Mina Salehpour ist Expertin für bittersüße Gefühle
Hannover (dpa) - Sie bezeichnet sich als Playstation-Junkie, liebt amerikanische Serien und sah sich im Kino mit Begeisterung den Dinosaurier-Blockbuster „Jurassic World“ an. Die Einflüsse der Popkultur sind in den grell-bunten Theater-Inszenierungen von Mina Salehpour nicht zu übersehen.
Im Jugendstück „Monster“ am Schauspiel Hannover zum Beispiel gibt es schnelle Schnitte, Werbeblöcke und Elemente aus der Fantasy-Welt eines Online-Rollenspiels. Die 30-jährige Regisseurin setzt auf Klamauk, aber auch auf poetische Momente. Dann wischen sich die Zuschauer verstohlen Tränen aus den Augenwinkeln.
Nach dem Abitur schnupperte Mina Salehpour zum ersten Mal Theaterluft hinter den Kulissen - bei einem Praktikum. Sie fing Feuer, seitdem ist das Theater Minas Welt. Den Großteil ihres Lebens verbringt die gebürtige Iranerin, die als Asylbewerberin zunächst nach Oberfranken kam, zusammen mit Schauspielern. Ihre erste eigene Inszenierung am Schauspiel Frankfurt war gleich eine Uraufführung: „Heute bin ich blond“ nach dem autobiografischen Roman von Sophie van der Stap, die mit 21 Jahren an Krebs erkrankte.
Ihre Regie-Premiere am Schauspiel Hannover feierte Mina Salehpour mit „Invasion!“ von Jonas Hassen Khemiri, einem schwedischen Autor mit tunesischen Wurzeln. Gerade zu Beginn ihrer Karriere wurden ihr häufig Stoffe angeboten, die sich um Flucht und Migration drehten. „Ich wollte mich aber nicht auf diese Schiene festlegen lassen“, sagt die zierliche Theatermacherin, die mit ihrem Freund in Hannover lebt, aber mehr als die Hälfte des Jahres in anderen Städten arbeitet oder sich auf Reisen inspirieren lässt.

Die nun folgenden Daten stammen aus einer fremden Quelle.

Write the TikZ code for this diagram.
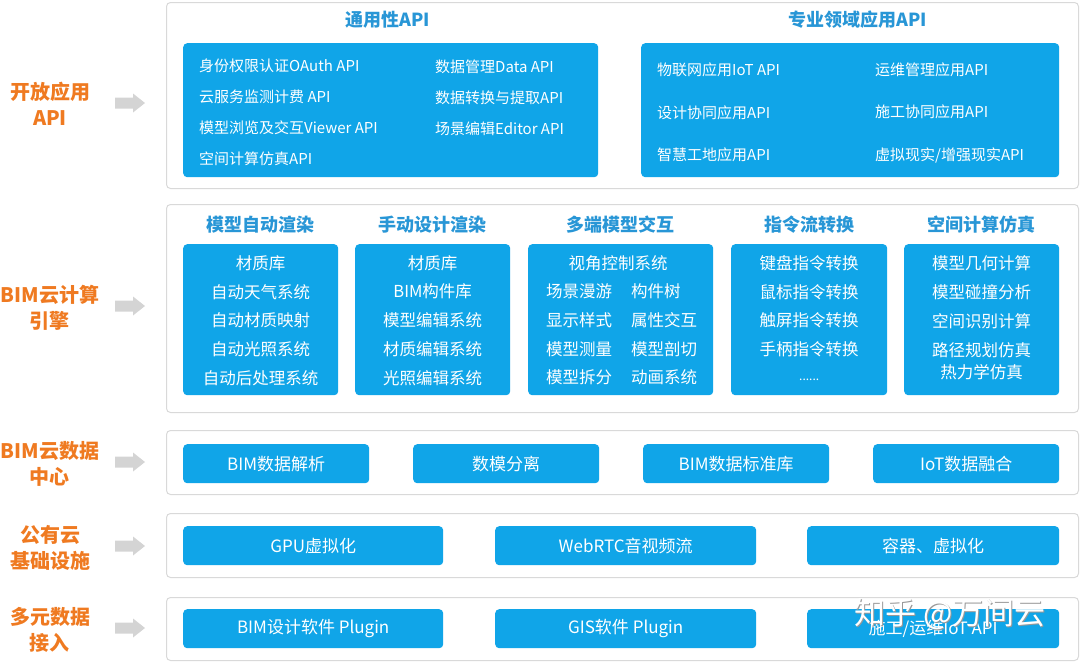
\documentclass[tikz,border=0pt]{standalone}
\usepackage{fontspec}
\setmainfont{Noto Sans CJK SC}
\usepackage{xcolor}
\usetikzlibrary{positioning}
\definecolor{layerline}{HTML}{D9D9D9}
\definecolor{boxblue}{HTML}{10A5E8}
\definecolor{titleblue}{HTML}{2896D6}
\definecolor{labelorange}{HTML}{EF7A21}
\definecolor{arrowgray}{HTML}{D4D4D4}

\begin{document}
\begin{tikzpicture}[x=1pt, y=-1pt,
  layer/.style={draw=layerline, line width=1pt, rounded corners=4pt,
    fill=white, inner sep=0pt, anchor=north west},
  bluebox/.style={fill=boxblue, rounded corners=4pt, inner sep=0pt,
    anchor=north west, text=white, font=\fontsize{17}{20}\selectfont},
  title/.style={text=titleblue, font=\fontsize{18}{22}\selectfont\bfseries},
  item/.style={text=white, inner sep=0pt, font=\fontsize{15}{31}\selectfont},
  engitem/.style={text=white, inner sep=0pt, align=center,
    font=\fontsize{16.5}{28.75}\selectfont},
  sidelabel/.style={text=labelorange, align=center,
    font=\fontsize{20}{26}\selectfont\bfseries}]
  \useasboundingbox (0,0) rectangle (1080,662);

  % Side labels and arrows
  \node[sidelabel] (apilabel) at (50,104) {开放应用\\API};
  \node[sidelabel] (enginelabel) at (50,308) {BIM云计算\\引擎};
  \node[sidelabel] (datalabel) at (50,464) {BIM云数据\\中心};
  \node[sidelabel] (cloudlabel) at (50,548) {公有云\\基础设施};
  \node[sidelabel] (inputlabel) at (50,630) {多元数据\\接入};
  \foreach \y in {103,306,462,546,628}
    \fill[arrowgray] (115,\y) ++(0,-5.5) -- ++(18,0) -- ++(0,-4) -- ++(12,9.5)
      -- ++(-12,9.5) -- ++(0,-4) -- ++(-18,0) -- cycle;

  % Open API layer
  \node[layer, minimum width=912pt, minimum height=186pt] (apilayer) at (166,2) {};
  \node[title] (gentitle) at (388,20) {通用性API};
  \node[title] (protitle) at (858,20) {专业领域应用API};
  \node[bluebox, minimum width=415pt, minimum height=134pt] (genbox) at (183,43) {};
  \node[bluebox, minimum width=418pt, minimum height=134pt] (probox) at (641,43) {};
  \node[item, anchor=west, align=left] (genleft) at (199,112.5)
    {身份权限认证OAuth API\\云服务监测计费 API\\模型浏览及交互Viewer API\\空间计算仿真API};
  \node[item, anchor=west, align=left] (genright) at (435,98)
    {数据管理Data API\\数据转换与提取API\\场景编辑Editor API};
  \node[item, anchor=west, align=left, font=\fontsize{15}{42.5}\selectfont]
    (proleft) at (657,112.5) {物联网应用IoT API\\设计协同应用API\\智慧工地应用API};
  \node[item, anchor=west, align=left, font=\fontsize{15}{42.5}\selectfont]
    (proright) at (875,112.5) {运维管理应用API\\施工协同应用API\\虚拟现实/增强现实API};

  % Cloud engine layer
  \node[layer, minimum width=912pt, minimum height=208pt] (enginelayer) at (166,204) {};
  \node[bluebox, minimum width=155pt, minimum height=151pt] (autobox) at (183,244) {};
  \node[bluebox, minimum width=155pt, minimum height=151pt] (manualbox) at (355,244) {};
  \node[bluebox, minimum width=185pt, minimum height=151pt] (interbox) at (528,244) {};
  \node[bluebox, minimum width=156pt, minimum height=151pt] (cmdbox) at (731,244) {};
  \node[bluebox, minimum width=155pt, minimum height=151pt] (simbox) at (904,244) {};
  \node[title] (autotitle) at (autobox.north |- 0,225) {模型自动渲染};
  \node[title] (manualtitle) at (manualbox.north |- 0,225) {手动设计渲染};
  \node[title] (intertitle) at (interbox.north |- 0,225) {多端模型交互};
  \node[title] (cmdtitle) at (cmdbox.north |- 0,225) {指令流转换};
  \node[title] (simtitle) at (simbox.north |- 0,225) {空间计算仿真};
  \node[engitem] (autoitems) at (autobox.north |- 0,320.5)
    {材质库\\自动天气系统\\自动材质映射\\自动光照系统\\自动后处理系统};
  \node[engitem] (manualitems) at (manualbox.north |- 0,320.5)
    {材质库\\BIM构件库\\模型编辑系统\\材质编辑系统\\光照编辑系统};
  \node[engitem] (viewitem) at (618,263) {视角控制系统};
  \node[engitem, anchor=west, align=left] (interleft) at (546,334.5)
    {场景漫游\\显示样式\\模型测量\\模型拆分};
  \node[engitem, anchor=west, align=left] (interright) at (631,334.5)
    {构件树\\属性交互\\模型剖切\\动画系统};
  \node[engitem] (cmditems) at (cmdbox.north |- 0,318)
    {键盘指令转换\\鼠标指令转换\\触屏指令转换\\手柄指令转换\\[-4pt]{\fontsize{12}{12}\selectfont ......}};
  \node[engitem] (simitems) at (simbox.north |- 0,318)
    {模型几何计算\\模型碰撞分析\\空间识别计算\\路径规划仿真\\[-6pt]热力学仿真};

  % Data center layer
  \node[layer, minimum width=912pt, minimum height=64pt] (datalayer) at (166,430) {};
  \node[bluebox, minimum width=186pt, minimum height=39pt] (parsebox) at (183,444) {BIM数据解析};
  \node[bluebox, minimum width=186pt, minimum height=39pt] (splitbox) at (413,444) {数模分离};
  \node[bluebox, minimum width=186pt, minimum height=39pt] (stdbox) at (643,444) {BIM数据标准库};
  \node[bluebox, minimum width=186pt, minimum height=39pt] (iotbox) at (873,444) {IoT数据融合};

  % Public cloud layer
  \node[layer, minimum width=912pt, minimum height=64pt] (cloudlayer) at (166,513) {};
  \node[bluebox, minimum width=260pt, minimum height=39pt] (gpubox) at (183,526) {GPU虚拟化};
  \node[bluebox, minimum width=261pt, minimum height=39pt] (rtcbox) at (495,526) {WebRTC音视频流};
  \node[bluebox, minimum width=252pt, minimum height=39pt] (vmbox) at (807,526) {容器、虚拟化};

  % Data input layer
  \node[layer, minimum width=912pt, minimum height=63pt] (inputlayer) at (166,597) {};
  \node[bluebox, minimum width=260pt, minimum height=39pt] (bimbox) at (183,609) {BIM设计软件 Plugin};
  \node[bluebox, minimum width=261pt, minimum height=39pt] (gisbox) at (495,609) {GIS软件 Plugin};
  \node[bluebox, minimum width=252pt, minimum height=39pt] (opsbox) at (807,609) {施工/运维IoT API};

  % Watermark
  \node[text=black!40, font=\fontsize{31}{34}\selectfont] (wmshadow) at (951,615) {知乎 @万间云};
  \node[text=white, font=\fontsize{31}{34}\selectfont] (wm) at (950,614) {知乎 @万间云};
\end{tikzpicture}
\end{document}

Inzwischen kann sich die Künstlerin aussuchen, welche vier bis fünf Stücke sie pro Spielzeit realisiert. Für ihre Inszenierung von „Unter Jungs“ am Berliner Grips Theater wurde sie vor zwei Jahren mit dem renommierten Theaterpreis „Der Faust“ geehrt. Dieses Jahr folgen Engagements unter anderem an der Berliner Schaubühne und am Volkstheater München.
Eine Vorliebe hat Mina Salehpour für phantastische Stoffe. „Realismus interessiert mich nicht auf der Bühne“, sagt sie. Das Theater sollte zwar politisch sein, sich aber nichts aneignen, nicht persönliches Leid auf die Bühne zerren, ist ihre Überzeugung.
„Ich finde ein Musical, das in einem Asylbewerberheim spielt, wahnsinnig witzig. Dort passieren Dinge, die sind einfach lachhaft“, weiß die Regisseurin aus eigener Erinnerung. Als kleines Mädchen verbrachte Mina Salehpour selbst zwei Jahre in einem Flüchtlingsheim und wurde dann mit ihrer Familie in den Iran abgeschoben. Als Elfjährige kam sie wieder nach Deutschland, nachdem ihr vorgereister Vater mit seinem Asylantrag im zweiten Anlauf Erfolg hatte.
Mina Salehpour ist Expertin für bittersüße Gefühle. In ihren Inszenierungen liegen Lachen und Weinen dicht beieinander. „Nur die gemischten Gefühle sind die echten“, zitiert sie den großen Theatermacher George Tabori.
Der Schauspieldirektor des Staatstheaters Karlsruhe, Jan Linders, schätzt Mina Salehpours „unglaubliche Energie und Liebenswürdigkeit, Offenheit und Willensstärke“. Sie sei eine große Teamarbeiterin. „Ich kenne keinen Schauspieler, der sie nicht sofort in sein Herz geschlossen hat und dann bereit war, mit ihr überall hinzugehen“, sagt Linders. Dass die gebürtige Teheranerin und andere Frauen mit Migrationsgeschichte an deutschen Theatern arbeiteten, sei ein Zeichen dafür, dass sich die Gesellschaft verändert habe und die Bühnen endlich auf diesen Wandel antworteten.